Design of a niobium tungsten oxide/C micro-structured electrode for fast charging lithium-ion batteries

Abstract

Maximum energy storage in minimum charging time is increasingly important to evaluate the performance of lithium ion batteries (LIBs). High rate electrode materials require high ion and electron transport ability. Niobium tungsten oxides as emerging materials are employed as anodes for LIBs and show desirable rate performance owing to their high Li⁺ diffusion coefficients. However, most studies focus on the preparation and performance of niobium tungsten oxides at the nanoscale while electrode materials in micro grade result in high tap density and smaller electrode thickness with a shorter electron pathway under the same mass loading. Herein, Nb₁₈W₁₆O₉₃/C spheres in micro grade with a carbon layer coating on Nb₁₈W₁₆O₉₃ nanograins are synthesized via a facile solvothermal method.
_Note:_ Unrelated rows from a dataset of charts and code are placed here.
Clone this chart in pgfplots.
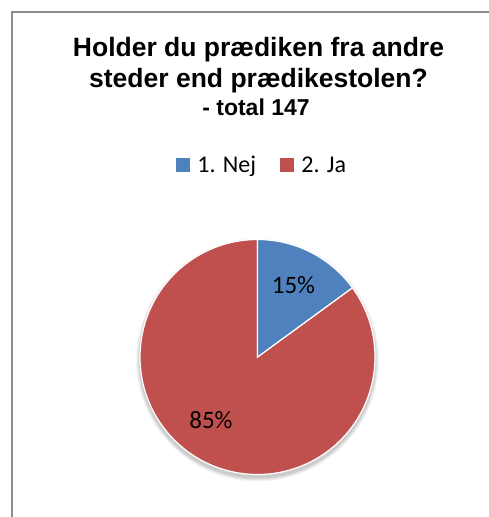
\documentclass[border=0pt]{standalone}
\usepackage{fontspec}
\setmainfont{Carlito}
\newfontfamily\titlefont{Liberation Sans}
\usepackage{pgfplots}
\pgfplotsset{compat=1.18}
\definecolor{nejblue}{HTML}{4F81BD}
\definecolor{jared}{HTML}{C0504D}
\definecolor{framegray}{HTML}{8C8C8C}

% answers: 1. Nej / 2. Ja, total 147
\def\nej{22}
\def\ja{125}
\pgfmathsetmacro{\angnej}{360*\nej/(\nej+\ja)}
\pgfmathsetmacro{\endnej}{90-\angnej}

\begin{document}
\begin{tikzpicture}
\begin{axis}[
    width=489bp, height=517bp,
    scale only axis,
    hide axis,
    xmin=0, xmax=489,
    ymin=0, ymax=517,
    clip=false,
    legend columns=2,
    legend style={
        draw=none, fill=none,
        at={(axis cs:262,352)}, anchor=center,
        font=\fontsize{24bp}{28bp}\selectfont,
        /tikz/every odd column/.append style={column sep=6bp},
        /tikz/every even column/.append style={column sep=22bp},
        inner sep=0pt,
    },
    legend cell align=left,
]
\coordinate (bl) at (axis cs:0,0);
\coordinate (tr) at (axis cs:489,517);

% frame of the chart area
\draw[framegray, line width=1.5bp] (axis cs:12,0) -- (axis cs:12,505) -- (axis cs:489,505);

% title
\node[anchor=base, font=\titlefont\bfseries\fontsize{26.5bp}{30bp}\selectfont]
    at (axis cs:258.5,460.3) {Holder du prædiken fra andre};
\node[anchor=base, font=\titlefont\bfseries\fontsize{26.5bp}{30bp}\selectfont]
    at (axis cs:258.5,429.7) {steder end prædikestolen?};
\node[anchor=base, font=\titlefont\bfseries\fontsize{23bp}{27bp}\selectfont]
    at (axis cs:256,401.5) {- total 147};

% soft shadow
\fill[black, opacity=0.04] (axis cs:257.5,157) circle[radius=121.5bp];
\fill[black, opacity=0.05] (axis cs:257.5,157) circle[radius=120.5bp];
\fill[black, opacity=0.06] (axis cs:257.5,157) circle[radius=119.5bp];
\fill[black, opacity=0.07] (axis cs:257.5,157) circle[radius=118.5bp];

% slices
\fill[jared, draw=white, line width=1.2bp]
    (axis cs:257.5,160) -- ++(\endnej:117.5bp)
    arc[start angle=\endnej, end angle=-270, radius=117.5bp] -- cycle;
\fill[nejblue, draw=white, line width=1.2bp]
    (axis cs:257.5,160) -- ++(90:117.5bp)
    arc[start angle=90, end angle=\endnej, radius=117.5bp] -- cycle;

% percentages
\node[anchor=base, font=\fontsize{25bp}{29bp}\selectfont] at (axis cs:293.5,223.7) {15\%};
\node[anchor=base, font=\fontsize{25bp}{29bp}\selectfont] at (axis cs:211,88.7) {85\%};

\addlegendimage{legend image code/.code={\fill[nejblue] (0bp,-6.5bp) rectangle (13bp,6.5bp);}}
\addlegendentry{1. Nej}
\addlegendimage{legend image code/.code={\fill[jared] (0bp,-6.5bp) rectangle (13bp,6.5bp);}}
\addlegendentry{2. Ja}
\end{axis}
\pgfresetboundingbox
\useasboundingbox (bl) rectangle (tr);
\end{tikzpicture}
\end{document}
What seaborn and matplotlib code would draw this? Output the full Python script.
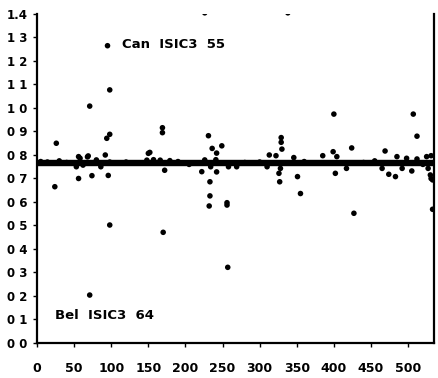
import matplotlib
matplotlib.use("Agg")
import matplotlib.pyplot as plt
import seaborn as sns
import pandas as pd

# observation index and estimated ratio for each country-industry pair
obs_index = [
    5, 14, 24, 26, 30, 40, 53, 56, 56, 58, 62, 68, 69, 71, 71, 74, 80, 84, 86,
    92, 94, 95, 96, 98, 98, 98, 98, 120,
    148, 150, 152, 157, 166, 169, 169, 170, 172, 179, 190,
    205, 222, 226, 226, 231, 232, 233, 233, 234, 236, 241, 242, 242, 249,
    256, 256, 257, 258, 269, 280, 300,
    310, 313, 322, 326, 327, 328, 329, 329, 330, 338, 346, 351, 355, 360,
    385, 399, 400, 402, 404, 417, 424, 427, 440,
    455, 465, 469, 474, 483, 485, 492, 498, 505, 507, 512, 512, 520, 525,
    527, 530, 531, 531, 533, 533,
]
ratio = [
    0.772, 0.770, 0.665, 0.850, 0.775, 0.768, 0.750, 0.700, 0.793, 0.786,
    0.757, 0.792, 0.796, 1.008, 0.204, 0.712, 0.779, 0.765, 0.750,
    0.800, 0.871, 1.265, 0.713, 1.077, 0.888, 0.502, 0.770, 0.770,
    0.778, 0.807, 0.811, 0.780, 0.778, 0.916, 0.895, 0.471, 0.735, 0.776,
    0.772,
    0.760, 0.729, 1.405, 0.779, 0.882, 0.583, 0.626, 0.686, 0.750, 0.828,
    0.780, 0.808, 0.728, 0.839,
    0.597, 0.587, 0.322, 0.750, 0.750, 0.768, 0.770,
    0.750, 0.800, 0.797, 0.722, 0.686, 0.743, 0.874, 0.854, 0.825, 1.405,
    0.789, 0.708, 0.636, 0.772,
    0.797, 0.814, 0.974, 0.722, 0.793, 0.743, 0.830, 0.552, 0.768,
    0.775, 0.743, 0.817, 0.718, 0.708, 0.793, 0.743, 0.786, 0.732, 0.974,
    0.880, 0.783, 0.760, 0.793,
    0.743, 0.715, 0.700, 0.797, 0.569, 0.694,
]
mean_ratio = 0.765

y_ticks = [0.0, 0.1, 0.2, 0.3, 0.4, 0.5, 0.6, 0.7, 0.8, 0.9, 1.0, 1.1, 1.2, 1.3, 1.4]
y_tick_labels = ["0 0", "0 1", "0 2", "0 3", "0 4", "0 5", "0 6", "0 7",
                 "0 8", "0 9", "1 0", "1 1", "1 2", "1 3", "1.4"]
x_ticks = [0, 50, 100, 150, 200, 250, 300, 350, 400, 450, 500]

notes = [("Can  ISIC3  55", 114, 1.272), ("Bel  ISIC3  64", 24, 0.115)]

df = pd.DataFrame({"index": obs_index, "ratio": ratio})

sns.set_theme(style="ticks")
plt.rcParams["font.family"] = ["DejaVu Sans"]

fig = plt.figure(figsize=(4.38, 3.78), dpi=100)
ax = fig.add_axes([0.0845, 0.0926, 0.9065, 0.8704])

ax.axhline(mean_ratio, color="black", lw=4.6, zorder=2)
sns.scatterplot(data=df, x="index", y="ratio", ax=ax, color="black",
                s=16, edgecolor="none", zorder=3, clip_on=True)

ax.set_xlim(0, 535)
ax.set_ylim(0, 1.4)
ax.set_xticks(x_ticks)
ax.set_xticklabels([str(t) for t in x_ticks], fontsize=9, fontweight="bold")
ax.set_yticks(y_ticks)
ax.set_yticklabels(y_tick_labels, fontsize=8.5, fontweight="bold")
ax.set_xlabel("")
ax.set_ylabel("")

for spine in ("left", "bottom", "right"):
    ax.spines[spine].set_linewidth(1.6)
    ax.spines[spine].set_color("black")
ax.spines["top"].set_visible(False)
ax.tick_params(axis="both", direction="out", length=3, width=1, color="black",
               labelcolor="black")
ax.tick_params(axis="x", pad=11)
ax.tick_params(axis="y", pad=4)

for text, xv, yv in notes:
    ax.text(xv, yv, text, fontsize=9.5, fontweight="bold", va="center",
            ha="left", color="black")

fig.savefig("out.png", dpi=100, facecolor="white")
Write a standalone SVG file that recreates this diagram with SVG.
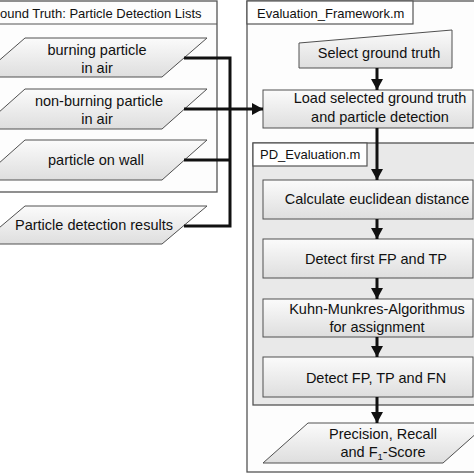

Owing to the enhanced electronic conductivity and protection of structural integrity by the carbon layer, the Nb₁₈W₁₆O₉₃/C anode exhibits excellent rate performance with 182.8 mA h g⁻¹ at a high rate of 5C with a capacity retention of 81% (based on 225.7 mA h g⁻¹ at 0.2C). In addition, superior cycling stability is shown with a capacity retention of 85.6% at 1C after 100 cycles and 68% at 5C after 300 cycles. This stable anode material with advanced rate capability shows huge competitiveness as a candidate for fast charging materials of LIBs.